What had happened, I asked myself?
When combining my records from Eastern and Western archives, I recognized a much richer history of international law than I had ever imagined before. It turned out that the Soviets had deployed their considerable voting power at decisive moments in support of continental European plans to protect civilians against ill-treatment; they contributed intellectually to the Civilian Convention’s making; they made significant compromises; and they performed a critical role in breaking the initially severe Anglo-American opposition to the ICRC’s proposals. They also placed severe pressure on them to endorse–with reluctance–previously unacceptable plans, from regulating colonial conflicts to stigmatizing “mental torture,” as a response to private British discussions in favor of legalizing it and to the emerging ideological struggle between the major powers for legitimacy in the wider world.
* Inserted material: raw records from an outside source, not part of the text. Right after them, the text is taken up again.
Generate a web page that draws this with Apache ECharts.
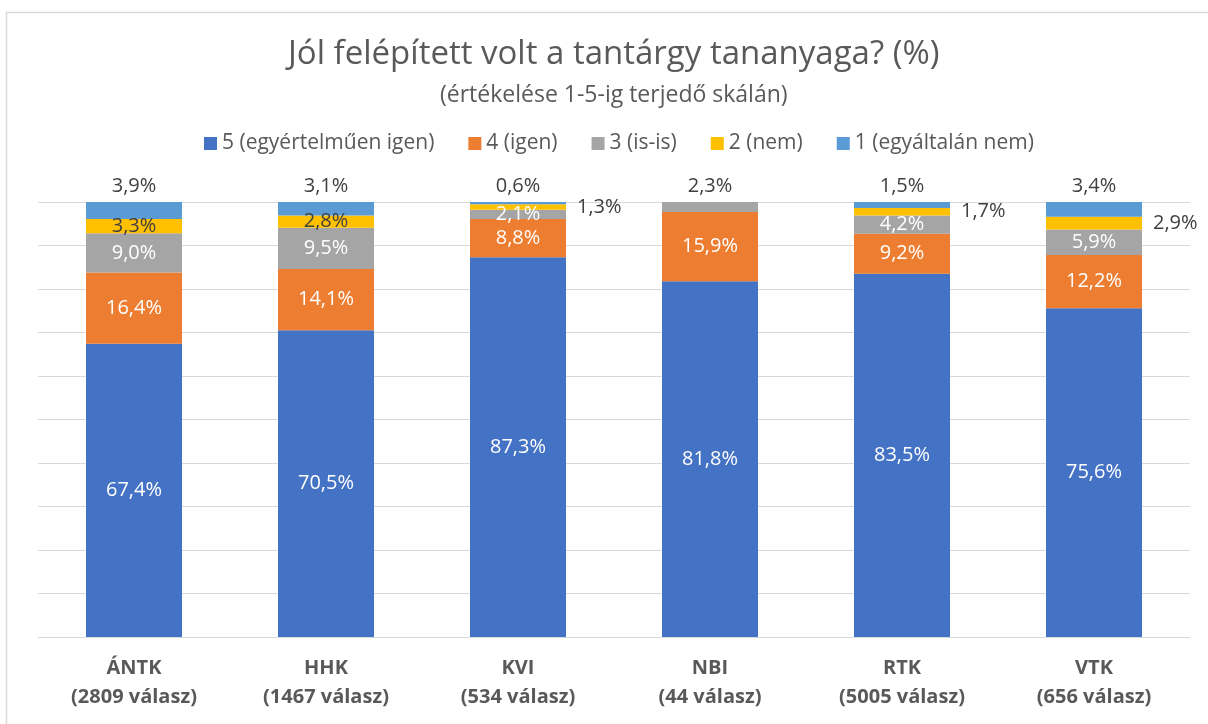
<!DOCTYPE html>
<html>
<head>
<meta charset="utf-8">
<script src="https://cdn.jsdelivr.net/npm/echarts@6/dist/echarts.min.js"></script>
<style>
  html, body { margin: 0; padding: 0; background: #fff; }
  #chart { width: 1208px; height: 724px; }
</style>
</head>
<body>
<div id="chart"></div>
<script>
  // karok + válaszok száma
  var karok = ['ÁNTK', 'HHK', 'KVI', 'NBI', 'RTK', 'VTK'];
  var valaszok = [2809, 1467, 534, 44, 5005, 656];

  var nevek = ['5 (egyértelműen igen)', '4 (igen)', '3 (is-is)', '2 (nem)', '1 (egyáltalán nem)'];
  var ertek5 = [67.4, 70.5, 87.3, 81.8, 83.5, 75.6];
  var ertek4 = [16.4, 14.1, 8.8, 15.9, 9.2, 12.2];
  var ertek3 = [9.0, 9.5, 2.1, 2.3, 4.2, 5.9];
  var ertek2 = [3.3, 2.8, 1.3, 0, 1.7, 2.9];
  var ertek1 = [3.9, 3.1, 0.6, 0, 1.5, 3.4];

  var szinek = ['#4472C4', '#ED7D31', '#A5A5A5', '#FFC000', '#5B9BD5'];
  var font = '"Open Sans", "Noto Sans", sans-serif';

  var fmt = function (p) {
    if (!p.value) return '';
    return p.value.toFixed(1).replace('.', ',') + '%';
  };

  var chart = echarts.init(document.getElementById('chart'));

  // 2 (nem) címkék kívül, jobbra: KVI, RTK, VTK
  var nemKivul = [2, 4, 5];
  var adat2 = ertek2.map(function (v, i) {
    if (nemKivul.indexOf(i) >= 0) {
      return { value: v, label: { position: 'right', distance: 11 } };
    }
    return v;
  });
  // NBI-nél a 3 (is-is) címke a tetején
  var adat3 = ertek3.map(function (v, i) {
    if (i === 3) {
      return { value: v, label: { position: 'top', distance: 6, color: '#404040' } };
    }
    return v;
  });

  var sorok = [ertek5, ertek4, adat3, adat2, ertek1];

  chart.setOption({
    animation: false,
    color: szinek,
    title: [{
      text: 'Jól felépített volt a tantárgy tananyaga? (%)',
      left: 283,
      top: 33,
      textStyle: { fontFamily: font, fontSize: 33, fontWeight: 'normal', color: '#595959' }
    }, {
      text: '(értékelése 1-5-ig terjedő skálán)',
      left: 435,
      top: 79,
      textStyle: { fontFamily: font, fontSize: 23, fontWeight: 'normal', color: '#595959' }
    }],
    legend: {
      top: 128,
      left: 199,
      itemWidth: 13,
      itemHeight: 13,
      itemGap: 34,
      icon: 'rect',
      data: nevek,
      textStyle: { fontFamily: font, fontSize: 21, color: '#595959' }
    },
    grid: { left: 38, right: 18, top: 202, bottom: 87 },
    xAxis: {
      type: 'category',
      data: karok.map(function (k, i) { return k + '\n(' + valaszok[i] + ' válasz)'; }),
      axisTick: { show: false },
      axisLine: { lineStyle: { color: '#D9D9D9', width: 1 } },
      axisLabel: {
        margin: 17,
        fontFamily: font,
        fontSize: 20,
        fontWeight: 'bold',
        color: '#595959',
        lineHeight: 29
      }
    },
    yAxis: {
      type: 'value',
      min: 0,
      max: 100,
      interval: 10,
      axisLabel: { show: false },
      axisLine: { show: false },
      axisTick: { show: false },
      splitLine: { lineStyle: { color: '#D9D9D9', width: 1 } }
    },
    series: sorok.map(function (d, i) {
      var sotet = (i === 3 || i === 4);
      return {
        name: nevek[i],
        type: 'bar',
        stack: 'osszes',
        barWidth: '50%',
        data: d,
        label: {
          show: true,
          position: i === 4 ? 'top' : 'inside',
          distance: 6,
          formatter: fmt,
          fontFamily: font,
          fontSize: 20,
          color: sotet ? '#404040' : '#ffffff'
        }
      };
    }),
    graphic: [{
      type: 'rect',
      left: 4,
      top: 10,
      shape: { width: 1300, height: 800 },
      style: { fill: 'none', stroke: '#D9D9D9', lineWidth: 1.5 },
      silent: true
    }]
  });
</script>
</body>
</html>
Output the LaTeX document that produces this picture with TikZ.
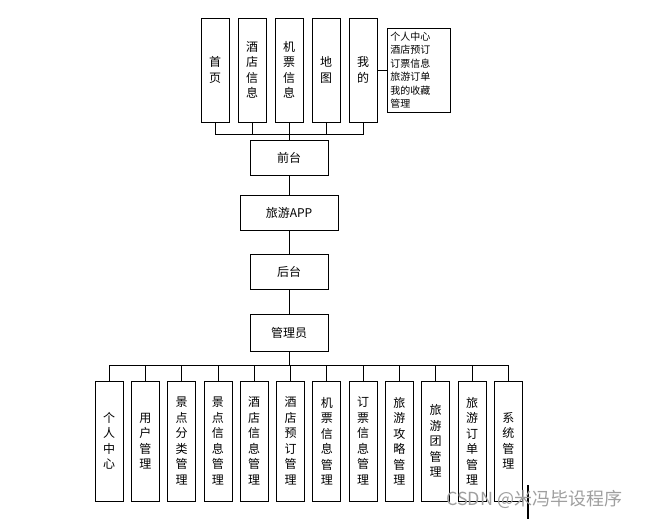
\documentclass[tikz,border=0pt]{standalone}
\usepackage{fontspec}
\setmainfont{Noto Sans CJK SC}
\begin{document}
\begin{tikzpicture}[x=1pt,y=-1pt,
  box/.style={draw,line width=0.8pt,minimum width=28pt,minimum height=#1,inner sep=0pt,align=center,font=\fontsize{12}{15.5}\selectfont},
  hbox/.style={draw,line width=0.8pt,minimum width=78pt,minimum height=35pt,font=\fontsize{12}{14}\selectfont},
  ln/.style={line width=0.8pt}]
\useasboundingbox (0,0) rectangle (654,519);
\node[box=104pt] (t1) at (215,70) {首\\页};
\node[box=104pt] (t2) at (252,70) {酒\\店\\信\\息};
\node[box=104pt] (t3) at (289,70) {机\\票\\信\\息};
\node[box=104pt] (t4) at (326,70) {地\\图};
\node[box=104pt] (t5) at (363,70) {我\\的};
\node[draw,line width=0.8pt,minimum width=63pt,minimum height=84pt,align=left,anchor=north west,inner sep=2pt,font=\fontsize{10}{13.5}\selectfont,text width=57pt] (side) at (387,28) {个人中心\\酒店预订\\订票信息\\旅游订单\\我的收藏\\管理};
\draw[ln] (t5.east) -- (side.west|-t5.east);
\node[hbox] (qt) at (289,157.5) {前台};
\node[hbox,minimum width=98pt] (app) at (289,212.5) {旅游APP};
\node[hbox] (ht) at (289,271.5) {后台};
\node[hbox,minimum height=37pt] (gl) at (289,332.5) {管理员};
\coordinate (bus) at (289,134);
\foreach \i in {1,...,5} \draw[ln] (t\i.south) |- (bus);
\draw[ln] (bus) -- (qt.north);
\draw[ln] (qt) -- (app);
\draw[ln] (app) -- (ht);
\draw[ln] (ht) -- (gl);
\coordinate (bus2) at (289,365);
\draw[ln] (gl.south) -- (bus2);
\foreach [count=\i] \t in {个\\人\\中\\心,用\\户\\管\\理,景\\点\\分\\类\\管\\理,景\\点\\信\\息\\管\\理,酒\\店\\信\\息\\管\\理,酒\\店\\预\\订\\管\\理,机\\票\\信\\息\\管\\理,订\\票\\信\\息\\管\\理,旅\\游\\攻\\略\\管\\理,旅\\游\\团\\管\\理,旅\\游\\订\\单\\管\\理,系\\统\\管\\理}{
  \node[box=120pt] (b\i) at ({109+36.3*(\i-1)},441) {\t};
  \draw[ln] (b\i.north) |- (bus2);
}
\draw[line width=1.2pt] (528,485) -- (528,519);
\node[text=gray!75,font=\fontsize{18}{20}\selectfont,anchor=west,inner sep=0pt] (wm) at (446,499) {CSDN @米冯毕设程序};
\end{tikzpicture}
\end{document}
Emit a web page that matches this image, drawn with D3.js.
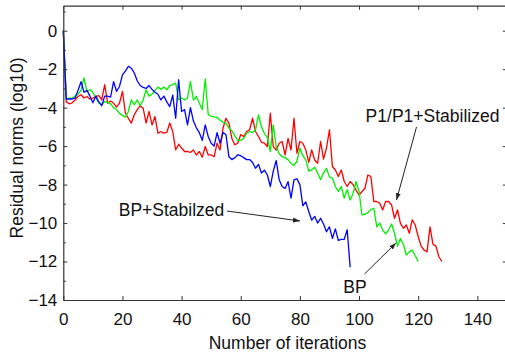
<!DOCTYPE html>
<html><head><meta charset="utf-8">
<script src="https://cdn.jsdelivr.net/npm/d3@7"></script>
<style>
html,body{margin:0;padding:0;background:#fff;}
svg{display:block;font-family:Arial,"Liberation Sans",sans-serif;}
</style></head>
<body>
<svg id="c" width="505" height="358"></svg>
<script>
const xTicks = [0,20,40,60,80,100,120,140];
const yTicks = [0,-2,-4,-6,-8,-10,-12,-14];
const yMinorTicks = [1,-1,-3,-5,-7,-9,-11,-13];

const bpStab = [0,-3.55,-3.55,-3.55,-3.5,-3.1,-2.65,-3.2,-3.1,-3.4,-3.75,-3.4,-3.7,-3.9,-3.4,-3.4,-3.45,-2.65,-3.15,-2.9,
-2.3,-2.1,-1.85,-1.95,-2.2,-2.6,-2.85,-2.95,-3.0,-2.85,-3.05,-3.2,-3.3,-3.6,-3.4,-3.7,-3.95,-3.35,-4.55,-2.55,
-4.2,-4.1,-4.9,-4.0,-4.7,-5.05,-5.3,-5.7,-4.9,-5.5,-5.85,-6.0,-5.3,-5.85,-5.3,-5.4,-6.55,-6.7,-6.6,-6.45,
-6.5,-6.6,-6.7,-6.7,-6.85,-7.15,-6.95,-7.4,-7.25,-7.5,-8.1,-7.3,-6.75,-7.75,-8.1,-8.2,-7.85,-8.7,-7.75,-7.7,
-8.0,-9.1,-8.9,-9.4,-9.85,-9.65,-10.0,-9.75,-10.05,-10.45,-10.2,-10.8,-10.3,-10.9,-10.85,-10.85,-10.35,-12.3];

const bp = [0,-3.55,-3.5,-3.5,-3.4,-3.3,-3.1,-2.46,-3.15,-3.07,-3.2,-3.5,-3.75,-3.85,-3.68,-3.72,-3.8,-4.0,-4.1,-4.3,
-4.4,-4.5,-4.2,-3.6,-3.85,-3.6,-3.9,-3.6,-3.07,-3.4,-3.3,-3.1,-2.93,-3.05,-2.93,-3.07,-2.86,-2.8,-2.72,-3.6,
-3.5,-3.6,-3.5,-2.64,-3.6,-3.42,-3.77,-4.1,-2.5,-4.35,-4.45,-4.48,-4.5,-4.65,-4.75,-4.8,-5.05,-5.2,-5.45,-5.7,
-5.7,-5.6,-5.33,-5.24,-5.3,-5.15,-4.37,-4.98,-5.35,-5.55,-6.28,-4.9,-6.02,-6.4,-6.55,-6.6,-6.7,-6.9,-7.0,-6.8,
-6.1,-6.5,-6.7,-7.3,-7.24,-7.1,-7.4,-7.75,-7.4,-7.15,-7.6,-7.67,-8.1,-8.36,-8.1,-8.7,-8.27,-8.8,-8.45,-7.84,
-8.36,-9.58,-9.55,-9.45,-9.3,-9.23,-10.2,-10.0,-10.36,-10.56,-10.36,-10.05,-10.53,-11.2,-10.8,-11.1,-11.66,-11.5,-11.4,-11.7,
-12.0];

const p1p1 = [0,-3.7,-3.8,-3.75,-3.6,-3.42,-3.33,-3.5,-3.42,-3.55,-3.5,-3.42,-3.38,-3.6,-2.8,-3.77,-3.65,-3.77,-3.97,-3.77,
-3.15,-4.29,-4.55,-4.8,-4.37,-4.1,-3.9,-4.03,-4.8,-4.2,-4.9,-4.46,-5.33,-5.24,-5.33,-5.29,-4.8,-5.24,-6.2,-5.9,
-6.1,-6.28,-6.28,-6.33,-6.2,-6.46,-6.28,-6.57,-6.02,-6.46,-6.46,-6.55,-5.85,-6.2,-5.07,-4.55,-4.8,-5.6,-5.93,-5.85,
-5.4,-5.5,-5.24,-5.15,-4.55,-5.24,-5.5,-5.8,-5.85,-6.02,-4.29,-6.02,-6.2,-5.85,-5.76,-6.46,-5.6,-6.2,-4.55,-6.37,
-5.76,-5.85,-6.2,-6.85,-6.2,-6.72,-6.89,-5.76,-6.68,-6.1,-5.15,-7.06,-7.24,-7.58,-7.24,-7.84,-8.1,-7.84,-8.0,-8.3,
-8.54,-8.36,-8.19,-7.5,-7.58,-8.88,-8.88,-8.97,-9.32,-8.88,-8.88,-9.06,-9.75,-9.32,-10.02,-10.27,-10.1,-10.53,-9.84,-10.1,
-10.7,-11.2,-11.4,-11.5,-10.2,-11.1,-11.2,-11.75,-12.0];

const seriesNames = ["P1/P1+Stabilized","BP","BP+Stabilzed"];
const seriesColors = ["#ff0000","#00f000","#0000ff"];
const seriesData = [p1p1, bp, bpStab];

const svg = d3.select("#c");
const L = 63.3, T = 5.7, R = 506.9, B = 300;
const x = d3.scaleLinear().domain([0,150]).range([L,R]);
const y = d3.scaleLinear().domain([-14,1.3]).range([B,T]);
const axisColor = "#333";
const fontFam = "Arial, 'Liberation Sans', sans-serif";

// lines
const line = d3.line().x((d,i)=>x(i)).y(d=>y(d));
const g = svg.append("g");
seriesData.forEach((s,k)=>{
  g.append("path").datum(s).attr("d",line).attr("fill","none")
   .attr("stroke",seriesColors[k]).attr("stroke-width",1.3).attr("stroke-linejoin","round");
});

// axes
function styleAxis(sel){
  sel.select(".domain").attr("stroke",axisColor).attr("stroke-width",1.2);
  sel.selectAll(".tick line").attr("stroke",axisColor);
  sel.selectAll("text").attr("fill","#111").style("font-size","17px").style("font-family",fontFam);
}
const xb = svg.append("g").attr("transform",`translate(0,${B})`)
  .call(d3.axisBottom(x).tickValues(xTicks).tickSizeInner(-4).tickSizeOuter(0).tickPadding(13));
styleAxis(xb);
const xt = svg.append("g").attr("transform",`translate(0,${T})`)
  .call(d3.axisTop(x).tickValues(xTicks).tickSizeInner(-4).tickSizeOuter(0).tickFormat(""));
styleAxis(xt);
const yl = svg.append("g").attr("transform",`translate(${L},0)`)
  .call(d3.axisLeft(y).tickValues(yTicks).tickSizeInner(-4).tickSizeOuter(0).tickPadding(6));
styleAxis(yl);
const ylm = svg.append("g").attr("transform",`translate(${L},0)`)
  .call(d3.axisLeft(y).tickValues(yMinorTicks).tickSizeInner(-2.5).tickSizeOuter(0).tickFormat(""));
styleAxis(ylm); ylm.select(".domain").remove();
const yr = svg.append("g").attr("transform",`translate(${R},0)`)
  .call(d3.axisRight(y).tickValues(yTicks).tickSizeInner(-4).tickSizeOuter(0).tickFormat(""));
styleAxis(yr);

// axis titles
svg.append("text").attr("x",287.5).attr("y",349).attr("text-anchor","middle")
  .style("font-size","17.5px").attr("fill","#111").text("Number of iterations");
svg.append("text").attr("transform","translate(23,148) rotate(-90)").attr("text-anchor","middle")
  .style("font-size","17.5px").attr("fill","#111").text("Residual norms (log10)");

// annotations
svg.append("defs").append("marker").attr("id","ah").attr("viewBox","0 0 10 10")
  .attr("refX",10).attr("refY",5).attr("markerWidth",7).attr("markerHeight",7)
  .attr("orient","auto-start-reverse").append("path").attr("d","M0,1.5 L10,5 L0,8.5 z").attr("fill","#222");
function arrow(x1,y1,x2,y2){
  svg.append("line").attr("x1",x1).attr("y1",y1).attr("x2",x2).attr("y2",y2)
    .attr("stroke","#222").attr("stroke-width",1).attr("marker-end","url(#ah)");
}
svg.append("text").attr("x",432.5).attr("y",122).attr("text-anchor","middle")
  .style("font-size","17.5px").attr("fill","#111").text(seriesNames[0]);
arrow(416.5,127,396.5,200);
svg.append("text").attr("x",355).attr("y",293).attr("text-anchor","middle")
  .style("font-size","17.5px").attr("fill","#111").text(seriesNames[1]);
arrow(364.5,274,396,243);
svg.append("text").attr("x",171.5).attr("y",215.5).attr("text-anchor","middle")
  .style("font-size","17.5px").attr("fill","#111").text(seriesNames[2]);
arrow(227,211,300,221);
</script>
</body></html>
Even though in many other cases they were far less successful in shaping the negotiations’ final outcome, the Soviets did play a remarkably important role in creating the most important rules ever formulated for armed conflict−more so than is often recognized in existing accounts. One crucial reason for this success was the informal Soviet-ICRC strategic partnership and the initially fairly close cooperation between many of the Eastern and Western powers, creating major euphoria at the side of the Genevans, including Pilloud himself. As formerly occupied nations under Nazi rule, many Western European delegations wished to strictly limit the occupier’s powers, therefore often “uneasily support[-ing] [the] Soviet bloc to outvote the Anglo-Saxon countries,” complained a Commonwealth delegate afterwards. The Soviets played a transformative role in humanitarian law’s making, on several different levels.
These findings raised critical questions about our understanding of international legal history. For many, the Conventions are the product of liberal humanitarian thinking and a direct response to the experiences of World War II, which sought to prevent the repetition of its most horrific atrocities, especially against civilians. This classic account fails to acknowledge, however, the significant contributions of illiberal states, such as the Soviet Union and the socialist states of the Eastern Bloc, in developing humanitarian law. Indeed, challenging the notion that the Soviets failed to actively participate in the debate about revising wartime legal norms, the article shows how the Soviet bloc made a significant contribution to the law’s final product.
Taken altogether, it took an awfully long time to recover the history of lawmaking, and one of the hardest lessons I learned was the intellectual need to enter uncharted territories despite feeling your hands are tied behind your academic back. Indeed, there still exists enough work and materials for other scholars to explore and analyze in the coming decades. During this research I learned how little we know about internal divisions within the Eastern Bloc, Stalin’s instructions, or the perceptions of Arab and Asian delegates of Soviet anti-colonial politicking−all topics that raise more profound questions to examine for historians of international law, imperial history, and scholars of international relations studying global norm making.